Author: A. Leo Oppenheim Publisher: University of Chicago Press ISBN: 022617767X Category : History Languages : en Pages : 494
Book Description
"This splendid work of scholarship . . . sums up with economy and power all that the written record so far deciphered has to tell about the ancient and complementary civilizations of Babylon and Assyria."—Edward B. Garside, New York Times Book Review Ancient Mesopotamia—the area now called Iraq—has received less attention than ancient Egypt and other long-extinct and more spectacular civilizations. But numerous small clay tablets buried in the desert soil for thousands of years make it possible for us to know more about the people of ancient Mesopotamia than any other land in the early Near East.
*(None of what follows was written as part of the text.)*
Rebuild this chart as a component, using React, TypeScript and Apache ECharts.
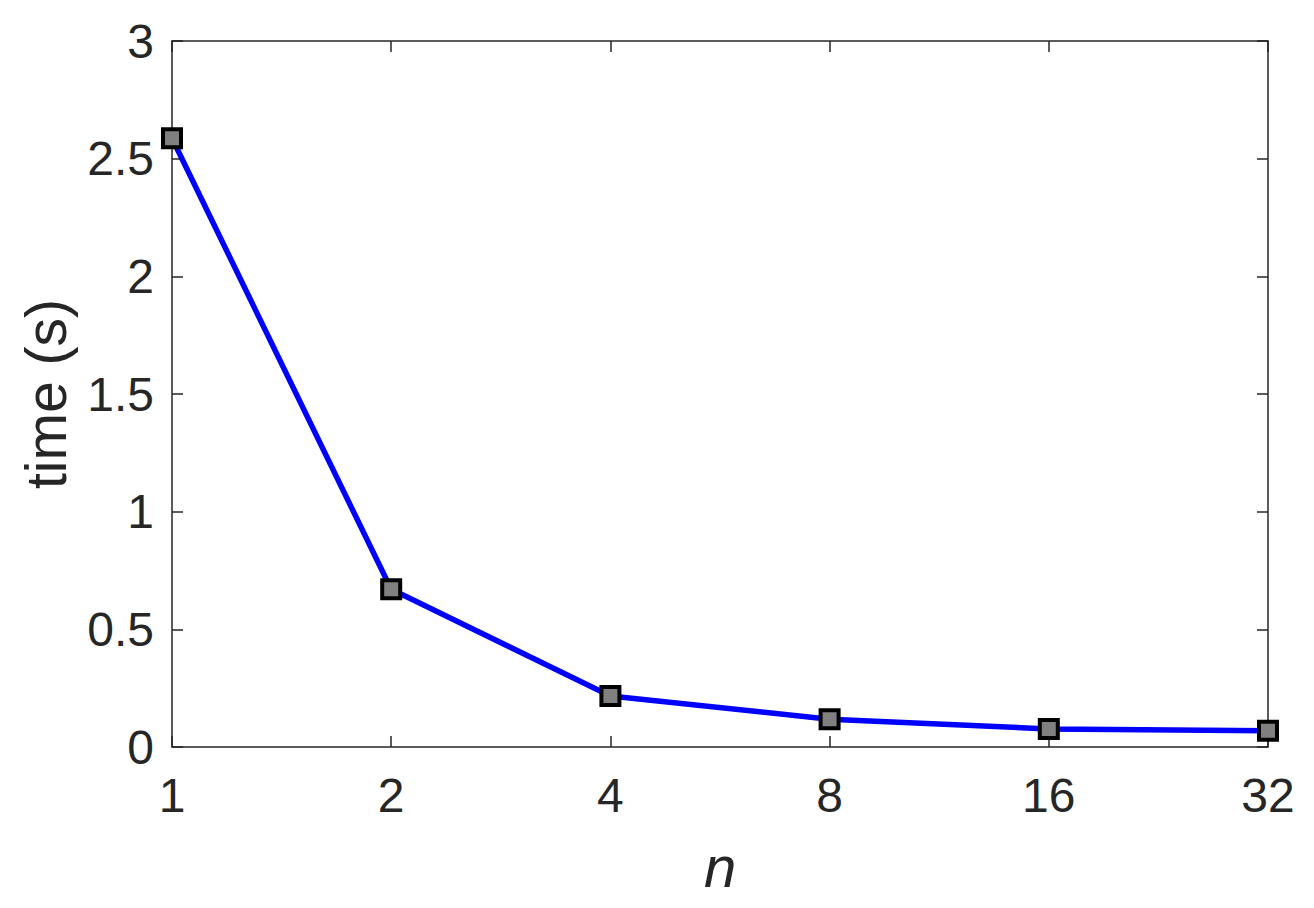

Professor Oppenheim, who studied these tablets for more than thirty years, used his intimate knowledge of long-dead languages to put together a distinctively personal picture of the Mesopotamians of some three thousand years ago. Following Oppenheim's death, Erica Reiner used the author's outline to complete the revisions he had begun. "To any serious student of Mesopotamian civilization, this is one of the most valuable books ever written."—Leonard Cottrell, Book Week "Leo Oppenheim has made a bold, brave, pioneering attempt to present a synthesis of the vast mass of philological and archaeological data that have accumulated over the past hundred years in the field of Assyriological research."—Samuel Noah Kramer, Archaeology A. Leo Oppenheim, one of the most distinguished Assyriologists of our time, was editor in charge of the Assyrian Dictionary of the Oriental Institute and John A. Wilson Professor of Oriental Studies at the University of Chicago.